Eaton also has been named in various lawsuits in which the claimants allege, among other things, continuous or progressive bodily injury arising from exposure to asbestos allegedly contained in products manufactured, distributed or sold by Cutler-Hammer, Inc. ("C-H") and/or by Eaton in its continuation of the business of C-H (the "C-H Claims"). Coverage issues relating to the C-H Claims are governed by a coverage-in-place agreement. This action does not encompass coverage issues relating to the C-H Claims or such coverage-in place agreement, and the term "Claims" as used in this Complaint does not include "C-H Claims."

{¶20} Thus, from the outset of the underlying action, Cutler-Hammer claims were excised from the relief being sought.

{¶21} Nonetheless, after Eaton filed its motion for partial summary judgment against Arrowood and Continental, First State claimed that its inspection revealed that more than 1,100 of the 1,600 underlying claims identified in Eaton's motion were demonstrably Cutler-Hammer claims. First State further claimed that none of the claims were verifiable as non-Cutler-Hammer claims. This, First State contends, implicates the arbitration provision in the Agreement.

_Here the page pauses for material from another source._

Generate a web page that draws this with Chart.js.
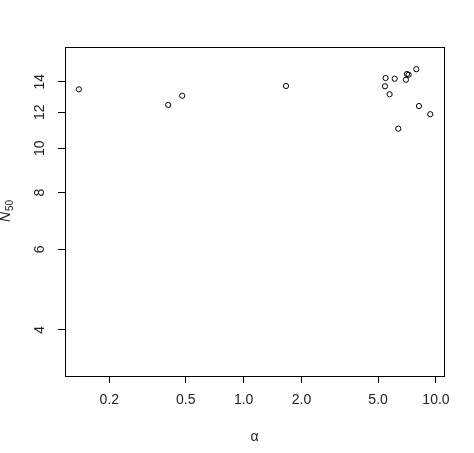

{¶22} However, in its motion for partial summary judgment, Eaton stated in pertinent part as follows:

Continental also complains that, in certain of the Pending Claims, Eaton has been sued in two capacities — both "individually and as successor-in-interest to Cutler-Hammer." Continental Brief at 18-20. For such lawsuits, the claim against Eaton as successor-in-interest to Cutler-Hammer alleging exposure to Cutler-Hammer products is governed by the 1990 agreement, and Eaton's Complaint expressly carves such Cutler-Hammer claims out of this case. See Complaint for Declaratory Relief and Damages (filed March 4, 2013) ("Complaint"), ¶ 13. However, as Continental concedes, the 1990 agreement plainly does not govern the claim against Eaton alleging exposure to products other than Cutler-Hammer's. See Continental Brief at 5 ("the 1990 Agreement covers only claims arising from exposure to Cutler-Hammer products (i.e. electrical product claims) and does not purport to address any other Eaton asbestos liability (e.g., the Eaton axle brake claims)."

Eaton's motion for partial summary judgment.

{¶23} Here, it is clear from the above excerpt that Eaton's prayer for relief only concerns non-Cutler-Hammer asbestos claims. The excerpt reveals a meticulously crafted motion that eliminates any doubt that Eaton was only seeking a ruling on the insurer's duty to defend non-Cutler-Hammer claims.

{¶24} Further, despite the sheer volume of asbestos-related bodily injury claims that are pending and undoubtedly will be brought against Eaton, both in an individual capacity and as successor to Cutler-Hammer, we cannot imagine that each case would not get the individual attention it deserves. Therefore, in the process of providing individual attention to each claim, the difference between non-Cutler-Hammer claims and Eaton claims would be easily discernable. As such, the trial court properly denied First State's motion for stay, because the claims for which Eaton sought the trial court's ruling were not within the ambit of the arbitration provision in the Agreement.

{¶25} Finally, although both parties devote considerable time discussing whether First State waived its right to arbitrate, that question need not be our focus because the underlying claims — the subject of Eaton's declaratory judgment action — did not implicate the arbitration provision in the Agreement.

Consequently, based on our review, we conclude that First State's motion for stay pending arbitration was properly denied. Accordingly, we overrule the sole assigned error.

{¶26} Judgment affirmed.

It is ordered that appellees recover from appellant costs herein taxed.

The court finds there were reasonable grounds for this appeal.

It is ordered that a special mandate be sent to said court to carry this judgment into execution.

A certified copy of this entry shall constitute the mandate pursuant to Rule 27 of the Rules of Appellate Procedure.